Слава – феномен социальный. «Ad gloriam non est satis unius opinion» («Для славы мало мненья одного-единственного»[10]) – мудро и педантично заметил Сенека, хотя его вполне достаточно для дружбы и любви. И ни одно общество не может существовать без классификации, без разнесения вещей и людей по классам и установленным рубрикам. Это обязательное упорядочение – основа любого социального неравенства, неравенство же, вопреки мнениям наших современников, не менее важно для социальной реальности, чем равенство – для реальности политической. Любому члену общества приходится отвечать на вопрос, чтó он собой представляет (не путать с вопросом, ктó он такой!), каковы его роль и функция, и ответ типа «Я – единственный и неповторимый» здесь не пройдёт – даже не из-за скрытого в нём высокомерия, а просто из-за полной бессодержательности. В случае с Беньямином беду (если можно её так назвать) сегодня легко предсказывать задним числом: прочитав эссе о Гёте, написанное абсолютно неизвестным автором, Гофмансталь назвал статью «совершенно бесподобной» («schlechthin unvergleichlich»), и беда в том, что он сказал чистую правду, – в тогдашней литературе ничего подобного беньяминовскому эссе не было. Но и позднее беда всего выходившего из-под пера Беньямина состояла в том же: оно каждый раз оказывалось sui generis[11].
Тогда посмертная слава – это, видимо, удел людей, выпадающих из рубрик, тех, чьи труды не умещаются в установленный порядок, но и не порождают новой манеры на радость будущим классификаторам. Бесчисленные и провалившиеся все до одной попытки писать «под Кафку» лишний раз подчеркнули неповторимость Кафки, абсолютную оригинальность, которая существует без предшественников и обходится без последователей.
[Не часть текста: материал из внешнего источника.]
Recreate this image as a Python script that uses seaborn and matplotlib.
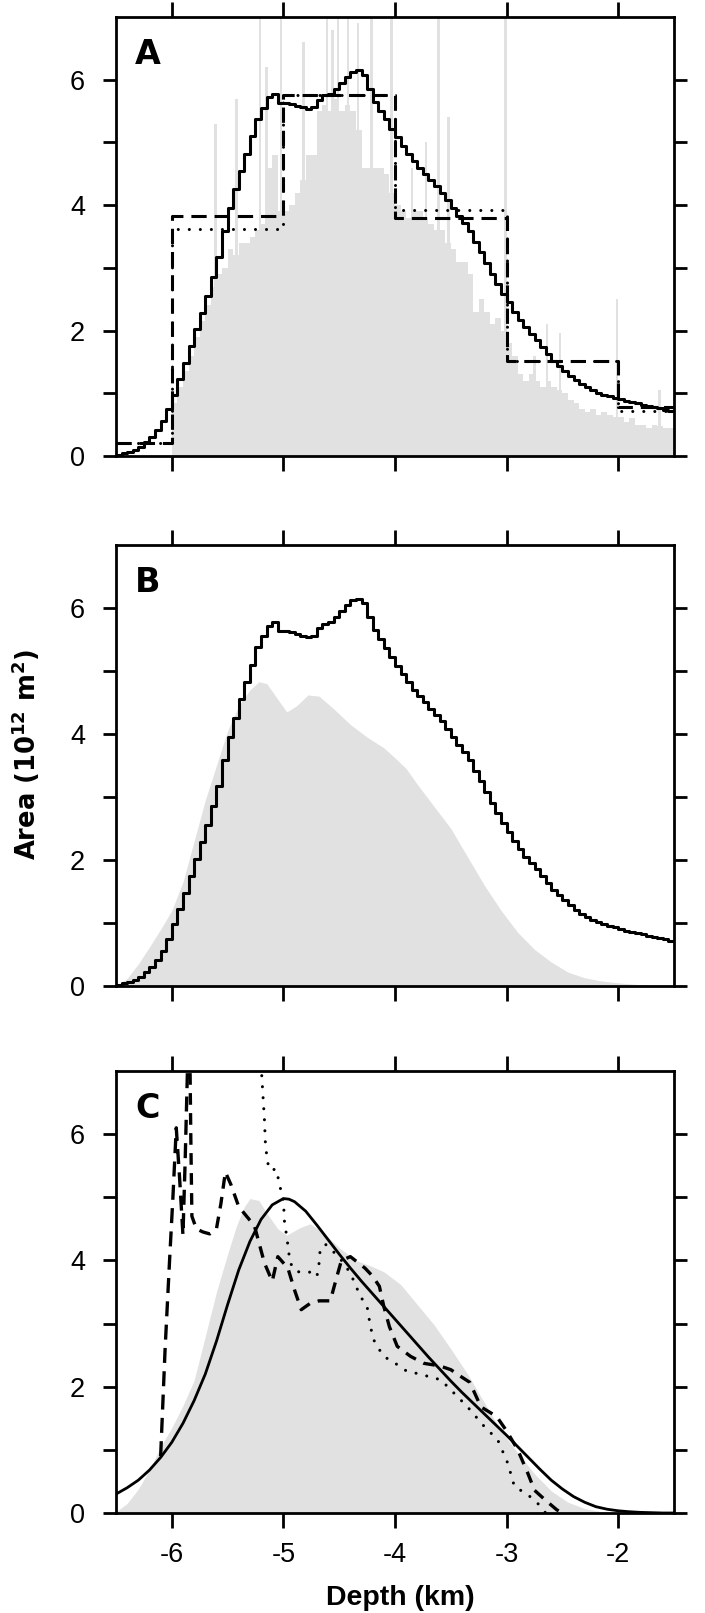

По поводу таких людей обществу трудней всего прийти к согласию, и на их трудах оно всегда будет ставить знак одобрения с наибольшей неохотой. Грубо говоря, было бы так же неверно аттестовать сегодня Вальтера Беньямина литературным критиком и эссеистом, как в 1924 году аттестовать Кафку автором новелл и романов. Чтобы как следует описать Беньямина и его произведения в привычной нам системе координат, не обойтись без великого множества негативных суждений. Он был человеком гигантской учёности, но не принадлежал к учёным; он занимался текстами и их истолкованием, но не был филологом; его привлекала не религия, а теология и теологический тип истолкования, для которого текст сакрален, однако он не был теологом и даже не особенно интересовался Библией; он родился писателем, но пределом его мечтаний была книга, целиком составленная из цитат; он первым в Германии перевёл Пруста (в соавторстве с Францем Хесселем) и Сен-Жон Перса, а до того – бодлеровские «Tableaux parisiens»[12], но не был переводчиком; он рецензировал книги и написал множество статей о писателях, живых и умерших, но не был литературным критиком; он написал книгу о немецком барокко и оставил огромную незавершённую работу о Франции девятнадцатого века, но не был историком ни литературы, ни чего бы то ни было ещё. Я надеюсь показать, что он был мастером поэтической мысли, но ни поэтом, ни философом он при этом тоже не был.
В те редкие минуты, когда он пытался определить, чем занимается, Беньямин думал о себе как о литературном критике. Пожелай он занять в жизни прочное положение, оно было бы положением «лучшего критика в немецкой литературе» (как выразился Шолем в одном из немногих опубликованных превосходных писем к другу), однако сама идея стать полезным членом общества была Беньямину на редкость противна. Он наверняка согласился бы с Бодлером: «Être un homme utile m’a paru toujours quelque chose de bien hideux»[13]. Во вступительном параграфе своего эссе об «Избирательном сродстве» Беньямин объяснил, как он понимает задачу литературного критика. Он начинает с различения критики и комментария. (Не делая оговорок и, возможно, даже не сознавая этого, он употребил термин «Kritik», в обычном словоупотреблении означающий литературную критику, в смысле совсем ином – так, как его употреблял Кант, говоря о «Критике чистого разума».)